Football, Food and the Soul of the North

Monterrey’s food culture is unapologetically northern — meat-forward, flame-grilled and served without fuss. Cabrito, the slow-roasted young goat that defines the region’s culinary identity, is the dish every visitor should try at least once. Carne asada cooked over mesquite, machaca-filled breakfasts and the convivial energy of the city’s parrilla restaurants complete a culinary picture that is entirely its own.

After dark, Barrio Antiguo — the city’s colonial quarter — offers art galleries, rock and jazz bars, and the kind of neighbourhood atmosphere that feels genuinely lived-in rather than constructed for tourism.

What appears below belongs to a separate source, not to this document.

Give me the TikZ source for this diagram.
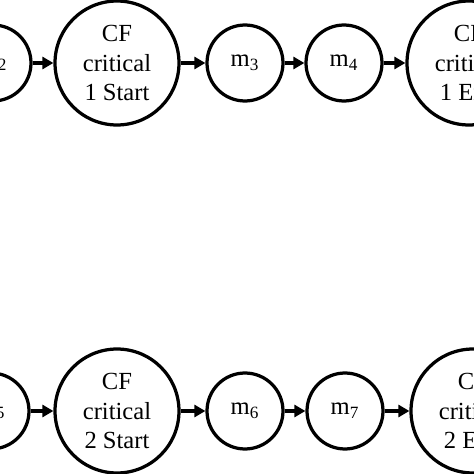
\documentclass[tikz,border=0pt]{standalone}
\usepackage{fontspec}
\setmainfont{Liberation Serif}
\usetikzlibrary{arrows.meta}
\begin{document}
\begin{tikzpicture}[x=0.02cm,y=0.02cm,
    state/.style={circle,draw,line width=0.065cm,minimum size=1.52cm,inner sep=0pt,
      font=\fontsize{14}{17}\selectfont},
    cfstate/.style={state,minimum size=2.48cm,align=center},
    flow/.style={line width=0.065cm,-{Triangle[length=0.22cm,width=0.24cm]}}]
                \useasboundingbox (0,0) rectangle (474,474);
                \clip (0,0) rectangle (474,474);
                \node [state] (m2) at (-7,411) {m\textsubscript{2}};
                \node [cfstate] (cf1s) at (117,411) {CF\\critical\\1 Start};
                \node [state] (m3) at (245,411) {m\textsubscript{3}};
                \node [state] (m4) at (344,411) {m\textsubscript{4}};
                \node [cfstate] (cf1e) at (469,411) {CF\\critical\\1 End};
                \node [state] (m5) at (-9,63) {m\textsubscript{5}};
                \node [cfstate] (cf2s) at (117,63) {CF\\critical\\2 Start};
                \node [state] (m6) at (245,63) {m\textsubscript{6}};
                \node [state] (m7) at (345,63) {m\textsubscript{7}};
                \node [cfstate] (cf2e) at (473,63) {CF\\critical\\2 End};
                \coordinate (in1s) at (117,500);
                \coordinate (in1e) at (469,500);
                \coordinate (out2s) at (117,-30);
                \coordinate (out2e) at (473,-30);
                \draw [flow] (m2) -- (cf1s);
                \draw [flow] (cf1s) -- (m3);
                \draw [flow] (m3) -- (m4);
                \draw [flow] (m4) -- (cf1e);
                \draw [flow] (m5) -- (cf2s);
                \draw [flow] (cf2s) -- (m6);
                \draw [flow] (m6) -- (m7);
                \draw [flow] (m7) -- (cf2e);
                \draw [flow] (in1s) -- (cf1s);
                \draw [flow] (in1e) -- (cf1e);
                \draw [flow] (cf2s) -- (out2s);
                \draw [flow] (cf2e) -- (out2e);
\end{tikzpicture}
\end{document}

It is where the city’s creative energy concentrates, and during a World Cup it will be among the loudest, most colourful corners of an already vibrant city.

The Fan Festival: History Meets Football

The official FIFA Fan Festival will be staged at Parque Fundidora across all 39 days of the tournament, filling the park’s open spaces with match screenings, live music, cultural performances and food from across the region. The ambition is extraordinary: organisers have set a target of surpassing two million cumulative visitors across the festival’s run — a figure that would break the current world record for tournament fan festival attendance.

The Verdict

Monterrey arrives at FIFA World Cup 2026 as a city that has earned its moment twice over — once in 1986, and again through everything it has built and become in the decades since. It has a stadium that belongs among the finest in the world, a landscape that stops visitors mid-sentence, a food culture entirely its own, and a football tradition forged across generations of supporters who have never needed a World Cup to justify their passion.

The Steel Giant is ready. The mountains are waiting. Monterrey does not simply host great football — it was made for it.